Monday, January 25, 2010

Accept no substitutes

Since I knew Burns Night was approaching, I bought a frozen, US-produced haggis that represented the closest I could get to the original article.  I hadn't really thought about this beforehand, but the mushroom barley soup I made yesterday makes for a reasonable approximation of scotch broth, and I am fortunate enough to have some scotch whisky on hand.  So I heated up some soup, I carefully defrosted the haggis, I fired up my recording of "Is there for honest poverty," I poured myself a nice tot with a splash of water, and I had myself a one-man Burns Supper while reviewing job application materials.

Verdict on the haggis: BLECH.  Surely this is not the "warm-reekin', rich" flavor that Burns contrasted with other "skinking ware!"  It tastes like old liverwurst mixed with sawdust.  I know that several of the key traditional ingredients are unavailable in the US -- namely, the minced sheep heart and lungs, and the sheep stomach serving as sausage casing -- but I didn't imagine that they would be so sorely missed by one who has never tasted them.  As I gather, the sheep offal that the US has banned for twenty-one years is replaced in the US-made attempted haggis with beef liver.  This turns out to be an extremely bad idea.  I'm just aghast that homesick Scots expatriates here have had to make do with this trash.  I'm never buying this ersatz nonsense again.

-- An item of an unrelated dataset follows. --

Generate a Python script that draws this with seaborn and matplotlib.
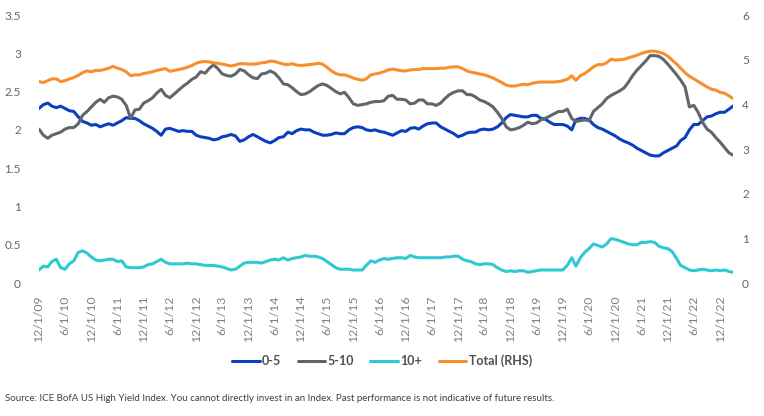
import matplotlib
matplotlib.use('Agg')
import matplotlib.pyplot as plt
import pandas as pd
import seaborn as sns

# monthly, 12/2009 - 3/2023
start_date = '2009-12-01'

dur_0_5 = [
    2.28, 2.33, 2.35, 2.31, 2.29, 2.31, 2.28, 2.25, 2.24, 2.17,
    2.11, 2.09, 2.06, 2.07, 2.04, 2.06, 2.08, 2.06, 2.09, 2.12,
    2.16, 2.15, 2.15, 2.12, 2.08, 2.05, 2.02, 1.98, 1.93, 2.01,
    2.02, 2.00, 1.98, 1.99, 1.98, 1.98, 1.93, 1.91, 1.90, 1.89,
    1.87, 1.88, 1.91, 1.92, 1.94, 1.92, 1.85, 1.87, 1.91, 1.94,
    1.91, 1.88, 1.85, 1.83, 1.86, 1.90, 1.91, 1.97, 1.95, 1.99,
    2.01, 2.00, 2.00, 1.97, 1.95, 1.93, 1.93, 1.94, 1.96, 1.95,
    1.95, 2.00, 2.03, 2.04, 2.03, 2.00, 1.99, 2.00, 1.98, 1.97,
    1.95, 1.93, 1.96, 1.99, 1.98, 2.02, 2.03, 2.01, 2.05, 2.08,
    2.09, 2.09, 2.04, 2.01, 1.98, 1.95, 1.91, 1.93, 1.96, 1.97,
    1.97, 2.00, 2.01, 2.00, 2.01, 2.04, 2.09, 2.16, 2.20, 2.19,
    2.18, 2.17, 2.17, 2.19, 2.19, 2.15, 2.14, 2.10, 2.07, 2.07,
    2.07, 2.05, 2.00, 2.13, 2.15, 2.15, 2.13, 2.07, 2.03, 2.01,
    1.98, 1.95, 1.92, 1.88, 1.85, 1.83, 1.80, 1.76, 1.73, 1.70,
    1.67, 1.66, 1.66, 1.70, 1.73, 1.76, 1.79, 1.86, 1.90, 2.00,
    2.07, 2.07, 2.12, 2.17, 2.18, 2.21, 2.23, 2.23, 2.27, 2.31,
]

dur_5_10 = [
    2.01, 1.93, 1.89, 1.93, 1.95, 1.97, 2.01, 2.03, 2.03, 2.08,
    2.19, 2.24, 2.30, 2.36, 2.40, 2.36, 2.42, 2.44, 2.43, 2.40,
    2.32, 2.15, 2.26, 2.27, 2.35, 2.38, 2.42, 2.48, 2.53, 2.45,
    2.42, 2.47, 2.52, 2.57, 2.61, 2.66, 2.69, 2.76, 2.74, 2.80,
    2.85, 2.80, 2.73, 2.71, 2.70, 2.73, 2.79, 2.77, 2.72, 2.68,
    2.67, 2.73, 2.74, 2.77, 2.74, 2.68, 2.60, 2.59, 2.55, 2.50,
    2.46, 2.47, 2.50, 2.54, 2.58, 2.60, 2.58, 2.54, 2.50, 2.47,
    2.49, 2.42, 2.34, 2.32, 2.33, 2.34, 2.36, 2.37, 2.37, 2.38,
    2.44, 2.45, 2.40, 2.40, 2.39, 2.34, 2.35, 2.39, 2.39, 2.34,
    2.34, 2.32, 2.35, 2.41, 2.46, 2.49, 2.51, 2.51, 2.46, 2.46,
    2.43, 2.39, 2.37, 2.34, 2.30, 2.23, 2.15, 2.04, 2.00, 2.01,
    2.03, 2.06, 2.10, 2.08, 2.09, 2.13, 2.15, 2.18, 2.21, 2.24,
    2.24, 2.27, 2.15, 2.11, 2.12, 2.13, 2.12, 2.24, 2.29, 2.34,
    2.41, 2.45, 2.48, 2.51, 2.55, 2.62, 2.71, 2.78, 2.84, 2.90,
    2.97, 2.97, 2.96, 2.92, 2.86, 2.79, 2.72, 2.65, 2.56, 2.30,
    2.32, 2.23, 2.10, 2.01, 1.97, 1.90, 1.84, 1.77, 1.70, 1.67,
]

dur_10_plus = [
    0.17, 0.22, 0.21, 0.28, 0.31, 0.20, 0.18, 0.25, 0.29, 0.40,
    0.42, 0.39, 0.34, 0.30, 0.29, 0.30, 0.31, 0.31, 0.28, 0.29,
    0.21, 0.20, 0.20, 0.20, 0.21, 0.24, 0.25, 0.28, 0.31, 0.27,
    0.25, 0.25, 0.25, 0.25, 0.26, 0.25, 0.25, 0.24, 0.23, 0.23,
    0.23, 0.22, 0.21, 0.19, 0.17, 0.18, 0.22, 0.26, 0.27, 0.27,
    0.27, 0.26, 0.28, 0.30, 0.31, 0.30, 0.33, 0.30, 0.32, 0.33,
    0.34, 0.36, 0.35, 0.35, 0.34, 0.32, 0.28, 0.24, 0.20, 0.18,
    0.18, 0.18, 0.17, 0.17, 0.17, 0.23, 0.29, 0.27, 0.30, 0.32,
    0.31, 0.32, 0.33, 0.33, 0.32, 0.36, 0.34, 0.33, 0.33, 0.33,
    0.33, 0.33, 0.33, 0.34, 0.34, 0.35, 0.35, 0.31, 0.29, 0.28,
    0.25, 0.24, 0.25, 0.25, 0.24, 0.20, 0.17, 0.15, 0.16, 0.15,
    0.16, 0.16, 0.14, 0.15, 0.16, 0.17, 0.17, 0.17, 0.17, 0.17,
    0.17, 0.23, 0.33, 0.22, 0.33, 0.40, 0.45, 0.51, 0.49, 0.47,
    0.51, 0.58, 0.57, 0.55, 0.53, 0.51, 0.50, 0.50, 0.53, 0.53,
    0.54, 0.53, 0.48, 0.46, 0.45, 0.41, 0.32, 0.23, 0.20, 0.17,
    0.16, 0.17, 0.18, 0.17, 0.16, 0.17, 0.16, 0.17, 0.15, 0.14,
]

total_rhs = [
    4.51, 4.49, 4.53, 4.57, 4.57, 4.51, 4.53, 4.57, 4.60, 4.65,
    4.71, 4.75, 4.73, 4.76, 4.76, 4.78, 4.81, 4.85, 4.81, 4.78,
    4.73, 4.64, 4.66, 4.66, 4.69, 4.71, 4.73, 4.76, 4.78, 4.80,
    4.74, 4.76, 4.78, 4.80, 4.83, 4.87, 4.92, 4.95, 4.96, 4.95,
    4.93, 4.92, 4.90, 4.88, 4.86, 4.88, 4.91, 4.91, 4.90, 4.90,
    4.91, 4.93, 4.94, 4.97, 4.96, 4.93, 4.90, 4.89, 4.91, 4.88,
    4.87, 4.88, 4.89, 4.90, 4.92, 4.90, 4.83, 4.75, 4.69, 4.66,
    4.66, 4.63, 4.59, 4.56, 4.54, 4.57, 4.66, 4.68, 4.70, 4.73,
    4.77, 4.79, 4.77, 4.75, 4.75, 4.77, 4.78, 4.78, 4.80, 4.80,
    4.80, 4.80, 4.81, 4.81, 4.83, 4.84, 4.84, 4.80, 4.75, 4.72,
    4.70, 4.68, 4.66, 4.63, 4.59, 4.54, 4.49, 4.43, 4.41, 4.41,
    4.43, 4.45, 4.44, 4.47, 4.49, 4.50, 4.50, 4.50, 4.50, 4.51,
    4.53, 4.56, 4.64, 4.54, 4.64, 4.69, 4.76, 4.84, 4.89, 4.89,
    4.93, 5.01, 4.99, 5.00, 5.01, 5.04, 5.07, 5.10, 5.14, 5.17,
    5.19, 5.19, 5.17, 5.14, 5.08, 4.99, 4.90, 4.81, 4.71, 4.63,
    4.57, 4.51, 4.45, 4.39, 4.34, 4.32, 4.27, 4.25, 4.19, 4.13,
]

series_names = ['0-5', '5-10', '10+', 'Total (RHS)']
colors = ['#0b3fbf', '#5f666d', '#2ec9d3', '#f7902b']

left_ticks = [0, 0.5, 1, 1.5, 2, 2.5, 3, 3.5]
left_labels = ['0', '0.5', '1', '1.5', '2', '2.5', '3', '3.5']
right_ticks = [0, 1, 2, 3, 4, 5, 6]
right_labels = ['0', '1', '2', '3', '4', '5', '6']

source_note = ('Source: ICE BofA US High Yield Index. You cannot directly invest in an Index. '
               'Past performance is not indicative of future results.')

sns.set_style('white')
plt.rcParams['font.family'] = ['Lato', 'DejaVu Sans']

dates = pd.date_range(start_date, periods=len(dur_0_5), freq='MS')
df = pd.DataFrame({'date': dates, '0-5': dur_0_5, '5-10': dur_5_10,
                   '10+': dur_10_plus, 'Total (RHS)': total_rhs})

tick_dates = pd.date_range(start_date, '2022-12-01', freq='6MS')
tick_labels = [f'{d.month}/1/{d.strftime("%y")}' for d in tick_dates]

fig = plt.figure(figsize=(7.64, 4.16), dpi=100)
ax = fig.add_axes([0.051, 0.3197, 0.9084, 0.6442])
ax2 = ax.twinx()

lw = 2.2
for name, col in zip(series_names[:3], colors[:3]):
    sns.lineplot(data=df, x='date', y=name, ax=ax, color=col, linewidth=lw, label=name, legend=False)
sns.lineplot(data=df, x='date', y='Total (RHS)', ax=ax2, color=colors[3], linewidth=lw,
             label='Total (RHS)', legend=False)

ax.set_xlim(dates[0], dates[-1])
ax.set_ylim(0, 3.5)
ax2.set_ylim(0, 6)
ax.set_yticks(left_ticks)
ax.set_yticklabels(left_labels)
ax2.set_yticks(right_ticks)
ax2.set_yticklabels(right_labels)
ax.set_xticks(tick_dates)
ax.set_xticklabels(tick_labels, rotation=90)
ax.set_xlabel('')
ax.set_ylabel('')
ax2.set_ylabel('')

for a in (ax, ax2):
    for s in a.spines.values():
        s.set_visible(False)
    a.grid(False)
ax.tick_params(axis='y', length=0, pad=13, labelsize=8.5, labelcolor='#666666')
ax2.tick_params(axis='y', length=0, pad=6.5, labelsize=8.5, labelcolor='#666666')
ax.tick_params(axis='x', length=0, pad=9, labelsize=8.8, labelcolor='#808080')

h1, l1 = ax.get_legend_handles_labels()
h2, l2 = ax2.get_legend_handles_labels()
fig.legend(h1 + h2, l1 + l2, loc='center', bbox_to_anchor=(0.5, 0.132), ncol=4,
           frameon=False, handlelength=2.2, handletextpad=0.2, columnspacing=1.3,
           prop={'family': ['Lato', 'DejaVu Sans'], 'weight': 'bold', 'size': 9},
           labelcolor='#505050')

fig.text(0.007, 0.043, source_note, ha='left', va='center', fontsize=7.0, color='#404040')

fig.savefig('out.png', dpi=100)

At least, as I read today, the ban on these ingredients is to be lifted soon, and everyone on this side of the pond will be able to purchase the same stuff that (non-vegetarian) Scots have been enjoying for many years.  Money quote:
"It was a silly ban which meant a lot of people have never tasted the real thing," said Margaret Frost, of the Scottish American Society in Ohio. "We have had to put up with the US version, which is made from beef and is bloody awful."
NB: She's not fucking kidding.

1 comment:

  1. No, haggis is just disgusting. My Scottish grandmother made one in my mother's house when I was little (using authentic parts provided by a local, evidently unscrupulous, butcher). The stench endured in the house for days. Any food that smells like digestion is not a food for me.